When I draw students in my school I usually sit in the cafeteria or student lounge. It is inevitable that they are sitting in groups (they rarely study alone) and almost always inevitable that one of them notices that I am drawing someone from amongst the group. Much whispering and pointing follows, usually with the “model” — now self-conscious — turning around to see what I am doing, and if bold enough, coming over to see the drawing. On occasion I can get through a whole drawing without being noticed, like today, and then I feel that I have been given a gift — a few moments where I can draw undisturbed. It makes my day.
This must be the best week to paint the changing colours of the trees in Montreal. All the trees still have their leaves, everything from sharp yellow to deep red to dark green. On a sunny day it’s a bit like trying to paint flames — a bit too glowing and bright. My method is to take everything down a notch. Soften it and let the colours flow one into another and hope that you capture the feeling of the season without going garish.
It was a perfect fall day in every way — warm and sunny, no wind, and a great turnout (lots of new faces too) to the Urban Sketchers Sunday outing at the Atwater Market. Lots of us sketched the pumpkins — it was hard not too since they screamed to be painted. I chose this competing display, the Rouge Vif d’Étampes on one side and the big old jack o’ lanterns on the other.
I was going outside to sketch something completely different — perhaps some yellowing bits of plants in the garden — when the shirts caught my eye. The play of shadows on white are always such a challenge. Treated with a brush that’s too dry, they end up looking wooden, so I tried to keep the shadows and folds loose and wet.
It’s no wonder this man sat in Kent Park in the midday sun. With near record warm temperatures for the end of September, it feels like midsummer. The heat should continue for at least two more days and that means we’ll have a great day for Sunday sketching with USk Montreal. We’ll be sketching around the Lachine Canal and the Atwater Market. Hope to see you there!
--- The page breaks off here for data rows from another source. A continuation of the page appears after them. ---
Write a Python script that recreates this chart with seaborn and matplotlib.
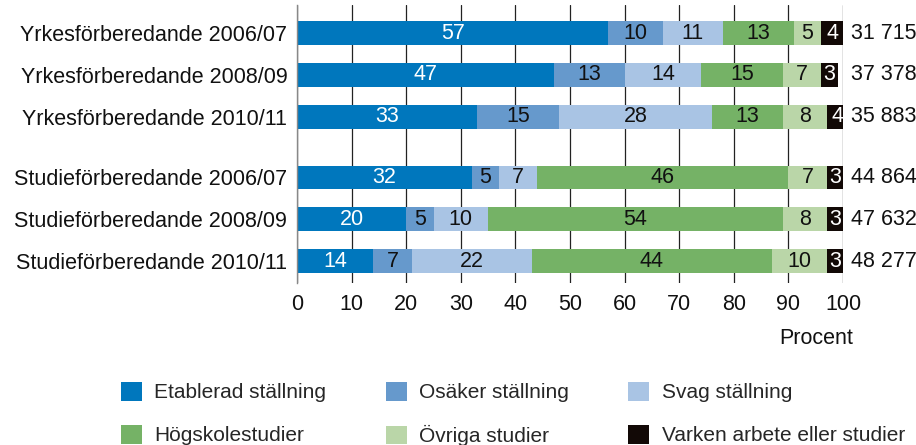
import numpy as np
import pandas as pd
import matplotlib.pyplot as plt
import seaborn as sns
from matplotlib.patches import Patch

# Data
groups = ["Yrkesförberedande 2006/07", "Yrkesförberedande 2008/09", "Yrkesförberedande 2010/11",
          "Studieförberedande 2006/07", "Studieförberedande 2008/09", "Studieförberedande 2010/11"]
etablerad = [57, 47, 33, 32, 20, 14]
osaker = [10, 13, 15, 5, 5, 7]
svag = [11, 14, 28, 7, 10, 22]
hogskola = [13, 15, 13, 46, 54, 44]
ovriga = [5, 7, 8, 7, 8, 10]
varken = [4, 3, 4, 3, 3, 3]
totals = ["31 715", "37 378", "35 883", "44 864", "47 632", "48 277"]
series_names = ["Etablerad ställning", "Osäker ställning", "Svag ställning",
                "Högskolestudier", "Övriga studier", "Varken arbete eller studier"]

colors = ["#0077bd", "#6699cc", "#a9c4e4", "#75b266", "#bad6a8", "#120906"]
text_colors = ["white", "#111111", "#111111", "#111111", "#111111", "white"]
row_pos = [0, 1, 2, 3.45, 4.45, 5.45]

sns.set_theme(style="white")
plt.rcParams['font.family'] = ['Liberation Sans', 'DejaVu Sans']
fs = 15.5

fig = plt.figure(figsize=(9.16, 4.45), dpi=100)
ax = fig.add_axes([297 / 916, 1 - 283 / 445, (843 - 297) / 916, (283 - 5) / 445])

values = np.array([etablerad, osaker, svag, hogskola, ovriga, varken])
cum = np.cumsum(values, axis=0)

# stacked bars: draw cumulative sums from the longest down
for i in reversed(range(len(series_names))):
    df = pd.DataFrame({'pos': row_pos, 'val': cum[i]})
    sns.barplot(data=df, x='val', y='pos', orient='h', native_scale=True,
                color=colors[i], saturation=1, width=0.57, errorbar=None,
                linewidth=0, ax=ax)

# segment labels
for i in range(len(series_names)):
    for j, y in enumerate(row_pos):
        left = cum[i][j] - values[i][j]
        ax.text(left + values[i][j] / 2, y, str(values[i][j]), ha='center', va='center',
                color=text_colors[i], fontsize=fs)

# totals on the right
for j, y in enumerate(row_pos):
    ax.text(101.4, y, totals[j], ha='left', va='center', fontsize=fs, color='#111111', clip_on=False)

ax.set_xlim(0, 100)
ax.set_ylim(5.45 + 0.52, -0.67)
ax.set_xticks(range(0, 101, 10))
ax.set_yticks(row_pos)
ax.set_yticklabels(groups)
ax.set_xlabel("")
ax.set_ylabel("")
ax.tick_params(axis='x', length=0, pad=8, labelsize=fs, labelcolor='#111111')
ax.tick_params(axis='y', length=0, pad=7, labelsize=fs, labelcolor='#111111')
ax.set_axisbelow(True)
ax.xaxis.grid(True, color='#222222', linewidth=0.9)
ax.yaxis.grid(False)
for s in ['top', 'right', 'bottom']:
    ax.spines[s].set_visible(False)
ax.spines['left'].set_color('#888888')
ax.spines['left'].set_linewidth(1)

fig.text(853 / 916, 1 - 339 / 445, "Procent", ha='right', va='center', fontsize=fs, color='#111111')

# legend, reordered so that rows read left to right
handles = [Patch(facecolor=c, edgecolor='none', label=n) for c, n in zip(colors, series_names)]
order = [0, 3, 1, 4, 2, 5]
fig.legend(handles=[handles[k] for k in order], ncol=3, loc='upper left',
           bbox_to_anchor=(121 / 916, 1 - 382 / 445), frameon=False, fontsize=15,
           handlelength=1.0, handleheight=1.0, handletextpad=0.6,
           columnspacing=2.85, labelspacing=1.08, borderpad=0, borderaxespad=0)

fig.savefig("out.png", dpi=100)
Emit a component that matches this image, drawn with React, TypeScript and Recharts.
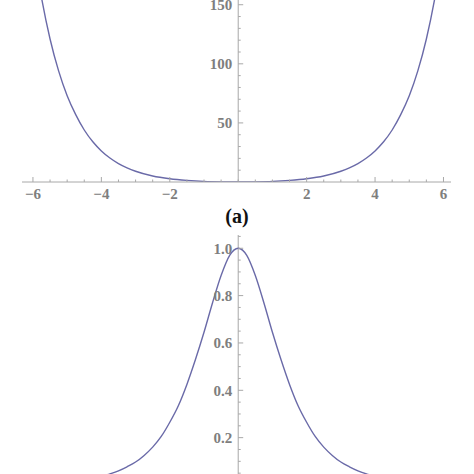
import React from "react";
import { LineChart, Line, XAxis, YAxis, ReferenceLine, ReferenceDot } from "recharts";

// (a) upper panel
const topX = [-6, -5.75, -5.5, -5.25, -5, -4.75, -4.5, -4.25, -4, -3.75, -3.5, -3.25, -3, -2.5, -2, -1.5, -1, -0.5, 0, 0.5, 1, 1.5, 2, 2.5, 3, 3.25, 3.5, 3.75, 4, 4.25, 4.5, 4.75, 5, 5.25, 5.5, 5.75, 6];
const topY = [200, 156, 121, 94, 73, 57, 44, 34, 26.3, 20.3, 15.6, 12, 9.1, 5.1, 2.8, 1.4, 0.5, 0.12, 0, 0.12, 0.5, 1.4, 2.8, 5.1, 9.1, 12, 15.6, 20.3, 26.3, 34, 44, 57, 73, 94, 121, 156, 200];

// lower panel (bell curve, cut off at the bottom of the image)
const bottomX = [-6, -5.5, -5, -4.5, -4, -3.75, -3.5, -3.25, -3, -2.75, -2.5, -2.25, -2, -1.75, -1.5, -1.25, -1, -0.75, -0.5, -0.25, 0, 0.25, 0.5, 0.75, 1, 1.25, 1.5, 1.75, 2, 2.25, 2.5, 2.75, 3, 3.25, 3.5, 3.75, 4, 4.5, 5, 5.5, 6];
const bottomY = [0.005, 0.008, 0.013, 0.022, 0.037, 0.047, 0.06, 0.077, 0.097, 0.125, 0.16, 0.205, 0.265, 0.335, 0.425, 0.53, 0.645, 0.77, 0.885, 0.97, 1.0, 0.97, 0.885, 0.77, 0.645, 0.53, 0.425, 0.335, 0.265, 0.205, 0.16, 0.125, 0.097, 0.077, 0.06, 0.047, 0.037, 0.022, 0.013, 0.008, 0.005];

const xTicks = [-6, -5.5, -5, -4.5, -4, -3.5, -3, -2.5, -2, -1.5, -1, -0.5, 0, 0.5, 1, 1.5, 2, 2.5, 3, 3.5, 4, 4.5, 5, 5.5, 6];
const xLabels = [-6, -4, -2, 2, 4, 6];

const topYTicks = [10, 20, 30, 40, 50, 60, 70, 80, 90, 100, 110, 120, 130, 140, 150];
const topYLabels = [50, 100, 150];

const bottomYTicks = [0.05, 0.1, 0.15, 0.2, 0.25, 0.3, 0.35, 0.4, 0.45, 0.5, 0.55, 0.6, 0.65, 0.7, 0.75, 0.8, 0.85, 0.9, 0.95, 1.0, 1.05];
const bottomYMajors = [0.2, 0.4, 0.6, 0.8, 1.0];
const bottomYLabels = ["0.2", "0.4", "0.6", "0.8", "1.0"];

const topData = topX.map((x, i) => ({ x, y: topY[i] }));
const bottomData = bottomX.map((x, i) => ({ x, y: bottomY[i] }));

const CURVE = "#6a6aa8";
const AXIS = "#a8a8a8";
const LABEL = "#7e7e7e";
const FONT = "Times New Roman, Liberation Serif, Tinos, Noto Serif, DejaVu Serif, serif";
const X_DOMAIN: [number, number] = [-6.32, 6.22];

const fmtX = (v: number) => (v < 0 ? `\u2212${Math.abs(v)}` : `${v}`);

function XTick(props: any) {
  const { x, y, payload } = props;
  const v = payload.value as number;
  const major = xLabels.includes(v);
  return (
    <g>
      <line x1={x} y1={y} x2={x} y2={y - (major ? 5 : 2.5)} stroke={AXIS} />
      {major && (
        <text
          x={x}
          y={y + 17}
          textAnchor="middle"
          fill={LABEL}
          fontSize={15}
          fontWeight="bold"
          fontFamily={FONT}
        >
          {fmtX(v)}
        </text>
      )}
    </g>
  );
}

// y ticks sit on the x=0 line, drawn at the dot's position
function yTick(label: string | null, major: boolean) {
  return (p: any) => (
    <g>
      <line x1={p.cx} y1={p.cy} x2={p.cx + (major ? 5 : 2.5)} y2={p.cy} stroke={AXIS} />
      {label && (
        <text
          x={p.cx - 6}
          y={p.cy}
          dy="0.35em"
          textAnchor="end"
          fill={LABEL}
          fontSize={15}
          fontWeight="bold"
          fontFamily={FONT}
        >
          {label}
        </text>
      )}
    </g>
  );
}

export default function App() {
  return (
    <div
      style={{
        position: "absolute",
        left: 0,
        top: 0,
        width: 474,
        height: 474,
        overflow: "hidden",
        background: "#fff",
      }}
    >
      <div style={{ position: "absolute", left: 0, top: 0 }}>
        <LineChart width={474} height={212} data={topData} margin={{ top: 0, right: 23, left: 22, bottom: 0 }}>
          <XAxis
            type="number"
            dataKey="x"
            domain={X_DOMAIN}
            allowDataOverflow
            ticks={xTicks}
            interval={0}
            tickLine={false}
            tickSize={0}
            tickMargin={0}
            height={30}
            axisLine={{ stroke: AXIS }}
            tick={<XTick />}
          />
          <YAxis hide type="number" domain={[0, 154]} allowDataOverflow />
          <ReferenceLine x={0} stroke={AXIS} />
          {topYTicks.map((v) => {
            const major = topYLabels.includes(v);
            return (
              <ReferenceDot key={v} x={0} y={v} r={0} shape={yTick(major ? `${v}` : null, major)} />
            );
          })}
          <Line
            type="monotone"
            dataKey="y"
            stroke={CURVE}
            strokeWidth={1.4}
            dot={false}
            isAnimationActive={false}
          />
        </LineChart>
      </div>

      <div
        style={{
          position: "absolute",
          left: 0,
          top: 206,
          width: 474,
          textAlign: "center",
          fontFamily: FONT,
          fontWeight: "bold",
          fontSize: 20,
          lineHeight: "20px",
          color: "#111",
        }}
      >
        (a)
      </div>

      <div style={{ position: "absolute", left: 0, top: 235 }}>
        <LineChart width={474} height={250} data={bottomData} margin={{ top: 0, right: 23, left: 22, bottom: 0 }}>
          <XAxis hide type="number" dataKey="x" domain={X_DOMAIN} allowDataOverflow />
          <YAxis hide type="number" domain={[0, 1.056]} allowDataOverflow />
          <ReferenceLine x={0} stroke={AXIS} />
          {bottomYTicks.map((v, i) => {
            const idx = bottomYMajors.findIndex((m) => Math.abs(m - v) < 1e-6);
            const major = idx >= 0;
            return (
              <ReferenceDot
                key={i}
                x={0}
                y={v}
                r={0}
                shape={yTick(major ? bottomYLabels[idx] : null, major)}
              />
            );
          })}
          <Line
            type="monotone"
            dataKey="y"
            stroke={CURVE}
            strokeWidth={1.4}
            dot={false}
            isAnimationActive={false}
          />
        </LineChart>
      </div>
    </div>
  );
}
I have spent a lot of time looking at water and trying to figure out how to paint it, and its mysteries have still not been fully revealed to me. But I have sketched the pond in Baie d’Urfé often enough to at least have a plan of attack for how I lay down the washes. I start with the blue (leaving the lily pads white) that is a reflection of the sky and gets deeper and cooler as it comes towards me. There’s lots of cerulean blue up near the rocks and some cobalt added in as it gets darker. When that’s really dry, I add the tree reflections in different layers of dark green. The light colours in the lily pads are next, and then there’s a final layer of really deep and dark greens under the lilies. This usually has some darker blues like Phthalo or Ultramarine and even some Alizarin in it. The rocks, foliage across the pond and foliage closest to me are next. The final step is the calligraphy — the little grasses and brush strokes that are mostly done with a rigger.
The garlic bundle is a study in contrasts — the heads pale, perfect, rounded, symmetrical and the stalks twisted and chaotic, dark and light. I didn’t realize until after my sketch was done that I painted them the same way — the stalks quickly and loosely throwing dark paint into light and the bulbs carefully and slowly with delicate washes and pale lines.
Autumn is my favourite time to paint trees because of all the colours — ranging from subtle to garish — that I can dip into in my palette. In Montreal, the trees are starting to turn and this one was outside my window at work. Deep yellow at the top, glowing orange in the middle, moving into green at the bottom. At first I tried painting it by wetting sections of the sketchbook paper but that just diluted the intensity of the colour so my second attempt was to paint large sections of pure colour with a flat brush. This in preparation to paint my favourite tree which will be ablaze in a few weeks. See it in 2013 and 2012.
Presumably, the more you draw, the better you get (10,000 hours and all that) and that doesn’t only mean your “drawing from observation” skills get better. This also includes the drawing you do from imagination, because you’ve observed something so frequently that your visual memory improves too. Or so I hope. For example, on first try I messed up the face of the girl with the hat. After erasing it, I was able to draw it again, but without looking at her. For me, that is a small step, a tiny bit of progress, in my determined mission to get better at drawing people.
Every autumn I make a little trip to Chez Michel at the market for a strand of hot peppers. There’s no other way to paint these than with pure colour — in this case Perylene Maroon, Carmine, Cobalt Blue, Azo Yellow and Azo Green. The highlights on the peppers are quite sharp so I painted around them, but in a few places I went back and lifted highlights with a small, damp brush. The Stillman & Birn Beta paper that I used is surprisingly great for lifting, probably because of its smoothness.